Figure scripts
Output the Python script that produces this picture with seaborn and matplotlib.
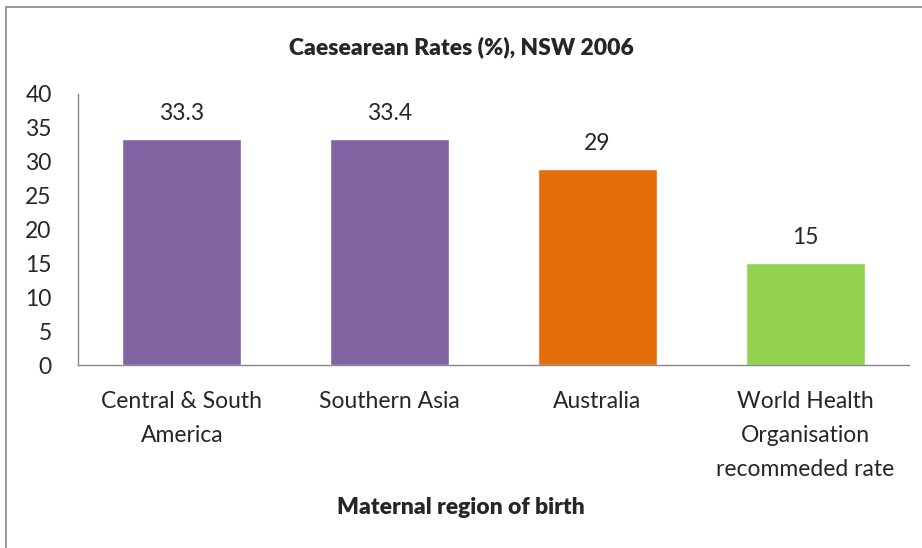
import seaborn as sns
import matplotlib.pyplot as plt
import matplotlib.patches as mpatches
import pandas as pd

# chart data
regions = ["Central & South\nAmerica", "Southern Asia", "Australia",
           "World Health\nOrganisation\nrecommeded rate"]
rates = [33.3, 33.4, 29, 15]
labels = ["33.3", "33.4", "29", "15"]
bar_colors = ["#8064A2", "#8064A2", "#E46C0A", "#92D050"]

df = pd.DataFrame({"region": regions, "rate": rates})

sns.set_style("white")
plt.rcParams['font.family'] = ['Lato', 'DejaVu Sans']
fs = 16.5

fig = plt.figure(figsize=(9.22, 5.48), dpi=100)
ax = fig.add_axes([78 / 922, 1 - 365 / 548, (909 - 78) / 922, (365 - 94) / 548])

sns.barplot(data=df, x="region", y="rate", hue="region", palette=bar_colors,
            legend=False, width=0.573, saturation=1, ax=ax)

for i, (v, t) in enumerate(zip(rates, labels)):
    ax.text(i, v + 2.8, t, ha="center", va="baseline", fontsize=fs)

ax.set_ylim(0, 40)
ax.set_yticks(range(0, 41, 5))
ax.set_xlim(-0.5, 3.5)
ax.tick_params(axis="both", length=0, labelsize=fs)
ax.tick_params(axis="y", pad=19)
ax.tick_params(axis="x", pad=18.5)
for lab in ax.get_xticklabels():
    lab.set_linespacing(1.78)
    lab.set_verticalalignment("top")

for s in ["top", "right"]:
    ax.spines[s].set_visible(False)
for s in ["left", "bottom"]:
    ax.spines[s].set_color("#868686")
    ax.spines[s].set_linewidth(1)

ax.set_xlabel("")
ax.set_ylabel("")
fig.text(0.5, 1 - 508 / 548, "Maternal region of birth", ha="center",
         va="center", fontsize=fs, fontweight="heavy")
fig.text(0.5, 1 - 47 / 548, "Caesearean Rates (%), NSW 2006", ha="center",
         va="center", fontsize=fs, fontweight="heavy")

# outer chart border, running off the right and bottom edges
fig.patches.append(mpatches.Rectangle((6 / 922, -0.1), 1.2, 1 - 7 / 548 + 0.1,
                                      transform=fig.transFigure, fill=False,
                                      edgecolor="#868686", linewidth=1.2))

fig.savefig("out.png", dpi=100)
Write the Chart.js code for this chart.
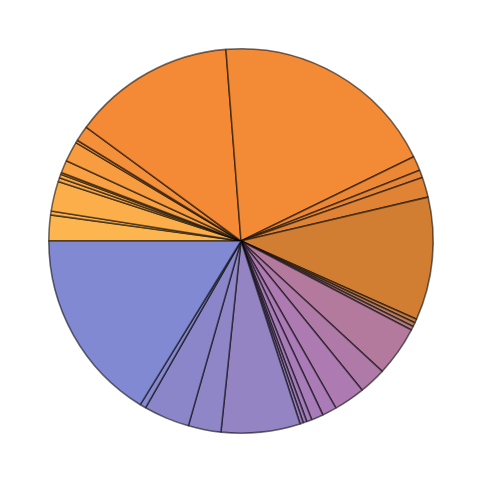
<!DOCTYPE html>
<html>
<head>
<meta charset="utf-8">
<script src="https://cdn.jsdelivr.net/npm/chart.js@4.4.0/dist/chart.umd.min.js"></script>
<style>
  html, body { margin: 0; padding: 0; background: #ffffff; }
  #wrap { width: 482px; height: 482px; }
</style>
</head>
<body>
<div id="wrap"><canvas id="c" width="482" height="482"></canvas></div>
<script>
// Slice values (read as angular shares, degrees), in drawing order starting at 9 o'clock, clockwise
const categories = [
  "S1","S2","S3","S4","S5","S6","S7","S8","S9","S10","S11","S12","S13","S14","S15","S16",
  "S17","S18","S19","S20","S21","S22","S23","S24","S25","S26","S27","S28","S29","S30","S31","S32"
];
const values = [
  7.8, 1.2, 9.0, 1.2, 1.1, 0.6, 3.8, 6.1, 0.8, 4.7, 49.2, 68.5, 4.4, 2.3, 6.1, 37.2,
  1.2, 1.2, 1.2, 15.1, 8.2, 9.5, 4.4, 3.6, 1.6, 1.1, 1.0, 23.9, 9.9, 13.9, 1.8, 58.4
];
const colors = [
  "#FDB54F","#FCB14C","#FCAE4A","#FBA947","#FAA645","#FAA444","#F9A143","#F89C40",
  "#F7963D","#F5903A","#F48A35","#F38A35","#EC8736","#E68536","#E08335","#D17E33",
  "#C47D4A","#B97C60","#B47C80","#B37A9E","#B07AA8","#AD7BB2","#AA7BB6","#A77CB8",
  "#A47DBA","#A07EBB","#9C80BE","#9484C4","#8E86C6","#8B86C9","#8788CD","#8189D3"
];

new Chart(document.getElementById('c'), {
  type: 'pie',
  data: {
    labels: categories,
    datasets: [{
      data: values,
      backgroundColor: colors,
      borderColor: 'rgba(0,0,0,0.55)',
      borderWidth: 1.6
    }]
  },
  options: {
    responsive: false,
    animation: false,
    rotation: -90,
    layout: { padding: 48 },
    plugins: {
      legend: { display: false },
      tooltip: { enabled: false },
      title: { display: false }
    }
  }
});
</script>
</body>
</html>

**Task statement:**
Above are the records; reproduce them exactly and leave out the pictures.

**Written response:**
Output the Python script that produces this picture with seaborn and matplotlib.
import seaborn as sns
import matplotlib.pyplot as plt
import matplotlib.patches as mpatches
import pandas as pd

# chart data
regions = ["Central & South\nAmerica", "Southern Asia", "Australia",
           "World Health\nOrganisation\nrecommeded rate"]
rates = [33.3, 33.4, 29, 15]
labels = ["33.3", "33.4", "29", "15"]
bar_colors = ["#8064A2", "#8064A2", "#E46C0A", "#92D050"]

df = pd.DataFrame({"region": regions, "rate": rates})

sns.set_style("white")
plt.rcParams['font.family'] = ['Lato', 'DejaVu Sans']
fs = 16.5

fig = plt.figure(figsize=(9.22, 5.48), dpi=100)
ax = fig.add_axes([78 / 922, 1 - 365 / 548, (909 - 78) / 922, (365 - 94) / 548])

sns.barplot(data=df, x="region", y="rate", hue="region", palette=bar_colors,
            legend=False, width=0.573, saturation=1, ax=ax)

for i, (v, t) in enumerate(zip(rates, labels)):
    ax.text(i, v + 2.8, t, ha="center", va="baseline", fontsize=fs)

ax.set_ylim(0, 40)
ax.set_yticks(range(0, 41, 5))
ax.set_xlim(-0.5, 3.5)
ax.tick_params(axis="both", length=0, labelsize=fs)
ax.tick_params(axis="y", pad=19)
ax.tick_params(axis="x", pad=18.5)
for lab in ax.get_xticklabels():
    lab.set_linespacing(1.78)
    lab.set_verticalalignment("top")

for s in ["top", "right"]:
    ax.spines[s].set_visible(False)
for s in ["left", "bottom"]:
    ax.spines[s].set_color("#868686")
    ax.spines[s].set_linewidth(1)

ax.set_xlabel("")
ax.set_ylabel("")
fig.text(0.5, 1 - 508 / 548, "Maternal region of birth", ha="center",
         va="center", fontsize=fs, fontweight="heavy")
fig.text(0.5, 1 - 47 / 548, "Caesearean Rates (%), NSW 2006", ha="center",
         va="center", fontsize=fs, fontweight="heavy")

# outer chart border, running off the right and bottom edges
fig.patches.append(mpatches.Rectangle((6 / 922, -0.1), 1.2, 1 - 7 / 548 + 0.1,
                                      transform=fig.transFigure, fill=False,
                                      edgecolor="#868686", linewidth=1.2))

fig.savefig("out.png", dpi=100)
Write the Chart.js code for this chart.
<!DOCTYPE html>
<html>
<head>
<meta charset="utf-8">
<script src="https://cdn.jsdelivr.net/npm/chart.js@4.4.0/dist/chart.umd.min.js"></script>
<style>
  html, body { margin: 0; padding: 0; background: #ffffff; }
  #wrap { width: 482px; height: 482px; }
</style>
</head>
<body>
<div id="wrap"><canvas id="c" width="482" height="482"></canvas></div>
<script>
// Slice values (read as angular shares, degrees), in drawing order starting at 9 o'clock, clockwise
const categories = [
  "S1","S2","S3","S4","S5","S6","S7","S8","S9","S10","S11","S12","S13","S14","S15","S16",
  "S17","S18","S19","S20","S21","S22","S23","S24","S25","S26","S27","S28","S29","S30","S31","S32"
];
const values = [
  7.8, 1.2, 9.0, 1.2, 1.1, 0.6, 3.8, 6.1, 0.8, 4.7, 49.2, 68.5, 4.4, 2.3, 6.1, 37.2,
  1.2, 1.2, 1.2, 15.1, 8.2, 9.5, 4.4, 3.6, 1.6, 1.1, 1.0, 23.9, 9.9, 13.9, 1.8, 58.4
];
const colors = [
  "#FDB54F","#FCB14C","#FCAE4A","#FBA947","#FAA645","#FAA444","#F9A143","#F89C40",
  "#F7963D","#F5903A","#F48A35","#F38A35","#EC8736","#E68536","#E08335","#D17E33",
  "#C47D4A","#B97C60","#B47C80","#B37A9E","#B07AA8","#AD7BB2","#AA7BB6","#A77CB8",
  "#A47DBA","#A07EBB","#9C80BE","#9484C4","#8E86C6","#8B86C9","#8788CD","#8189D3"
];

new Chart(document.getElementById('c'), {
  type: 'pie',
  data: {
    labels: categories,
    datasets: [{
      data: values,
      backgroundColor: colors,
      borderColor: 'rgba(0,0,0,0.55)',
      borderWidth: 1.6
    }]
  },
  options: {
    responsive: false,
    animation: false,
    rotation: -90,
    layout: { padding: 48 },
    plugins: {
      legend: { display: false },
      tooltip: { enabled: false },
      title: { display: false }
    }
  }
});
</script>
</body>
</html>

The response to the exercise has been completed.